The Mutual Aid Collaborative consists of 74 Black and Brown leaders and committed allies who live and work in the communities they serve on the South and West sides. They have raised over $100,000 to support several active projects. The Mutual Aid Collaborative met and collaboratively voted to provide Generation NOW with the funding to film a second talk show at the Foster Park District.

Messiah and Nicole wanted to expand the dating conversation in the second filming and talk to teenagers about love. Nicole thought “Keeping with February as the month of Love and with so many young men and women at the ages of 12 and 13 dating, Generation NOW wanted to know what love looks like to them”. On Saturday, February 4, 2023 Generation NOW filmed a talk show focusing on young peoples’ understanding of love entitled “The Love Recording”. 

Continuing the vision of the first talk show. Generation NOW provided young people with a safe setting to be open about their opinions, while also providing them with experience with different aspects of television production.

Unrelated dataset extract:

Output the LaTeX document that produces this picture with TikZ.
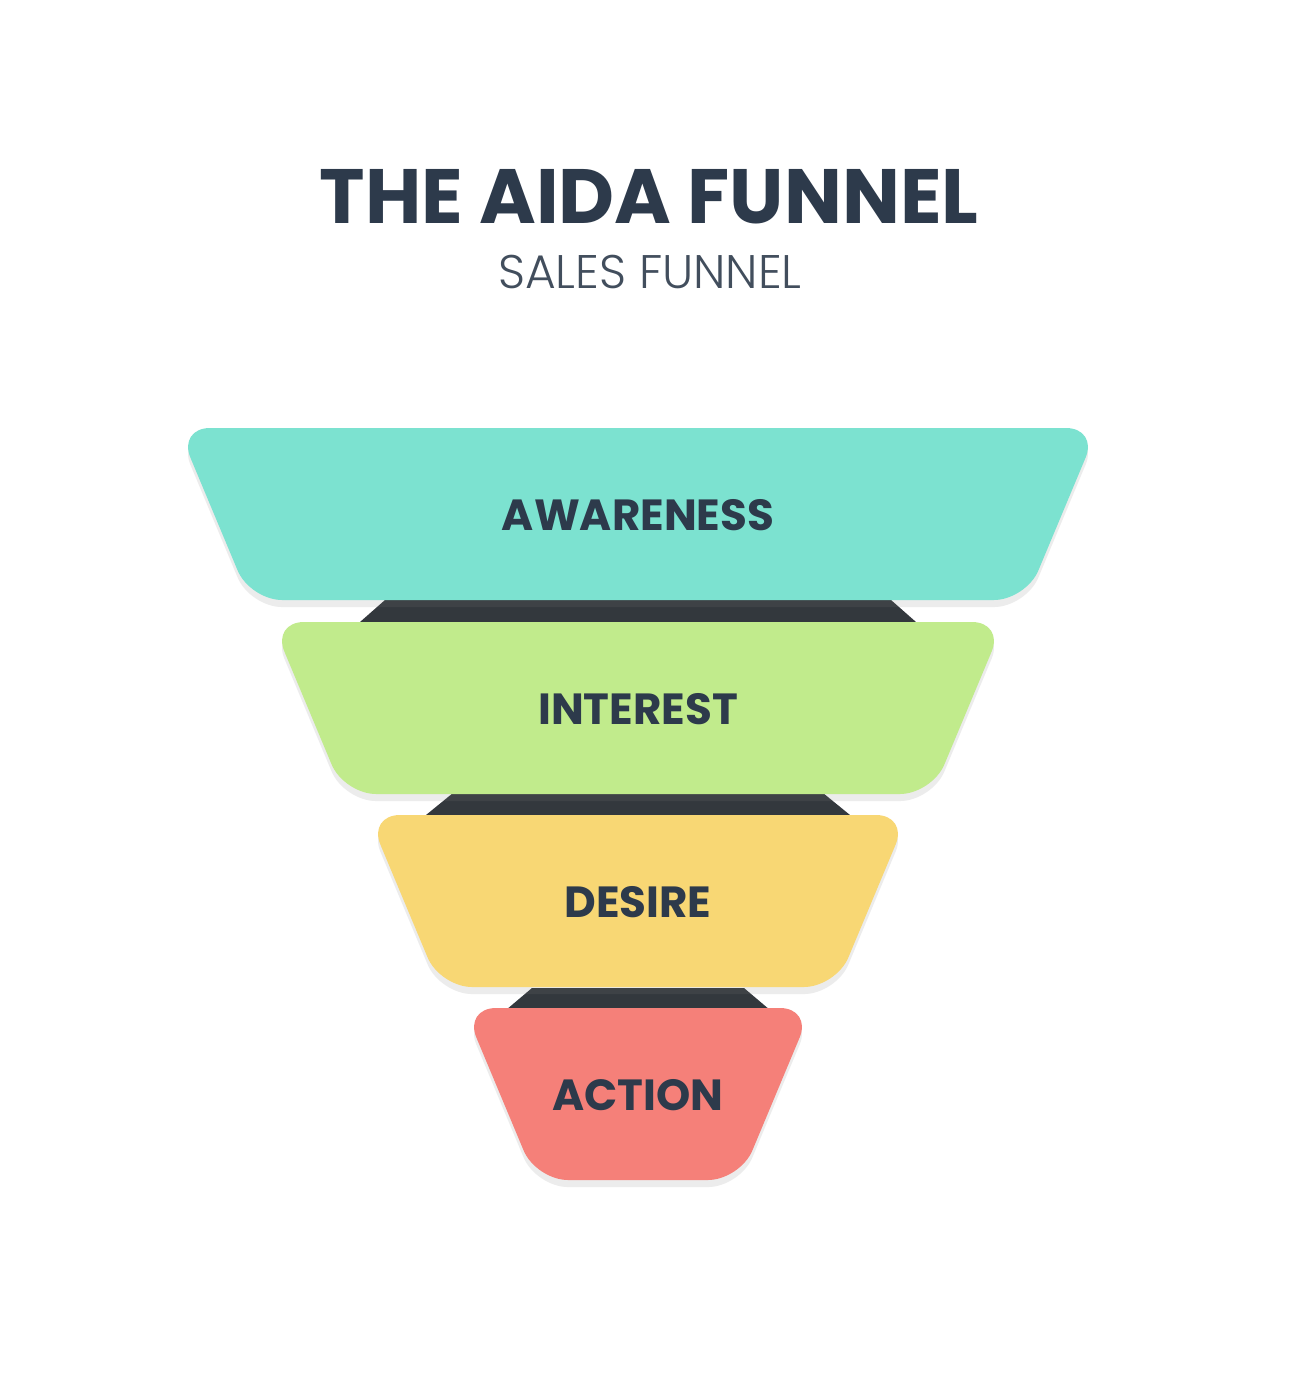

Teens work on the project as writers, production members, or actors and were compensated for their work. Funds provided by the Mutual Aid Collaborative were used to pay ten teenagers $250 each for their involvement in a day of filming. 

Messiah and Nicole agreed that teens are not always given the space to feel safe in the city of Chicago or in their homes and “it’s ok to open up” and be vulnerable.  The intimate and safe filming provided teens with a platform to voice their beliefs without judgment, but also with a chance to enact their visions in a production and to work together collaboratively. Each participating teen/young adult performed their expression of love  through forms such as poems, monologues, and skits. Following the performances, discussions were held to explore the themes and messages of the show. The transparency and vulnerability of the answers according to the 25 plus attendees had the crowd “up in smoke”. 

For one scenario performed at the “Love Recording,” young men and women were given flowers and candy to reenact how they will ask a person out for a date. The attendees were amazed at the vulnerability in the response and stories from the teens. The majority of the girls suggested that it’s the responsibility of the guys to ask the girls out for a date, while some of the boys agreed that if a girl is asked out and has a boyfriend the girl should let the guy know. Another vulnerable teen shared his experience and story of being assaulted by a girlfriend. These stories allowed the teens to have open conversations about dating and the different kinds of expectations and responsibilities they feel in romantic life. The second filming was as successful as the first with both teens and parents participating with excitement. 

Generation NOW aims to provide teens with opportunities to express themselves. Messiah believes it’s important to let teenagers know “they value their voices, they value their experiences, they value their input and their involvement in their communities”. CHI-Rise and the Talk to Me Foundation “want to give back” to their community and teens. They are looking to produce episodes of Generation NOW monthly. They are also looking towards expanding the programs to different communities, and looking specifically at communities with higher risks of violence and to get more parents involved.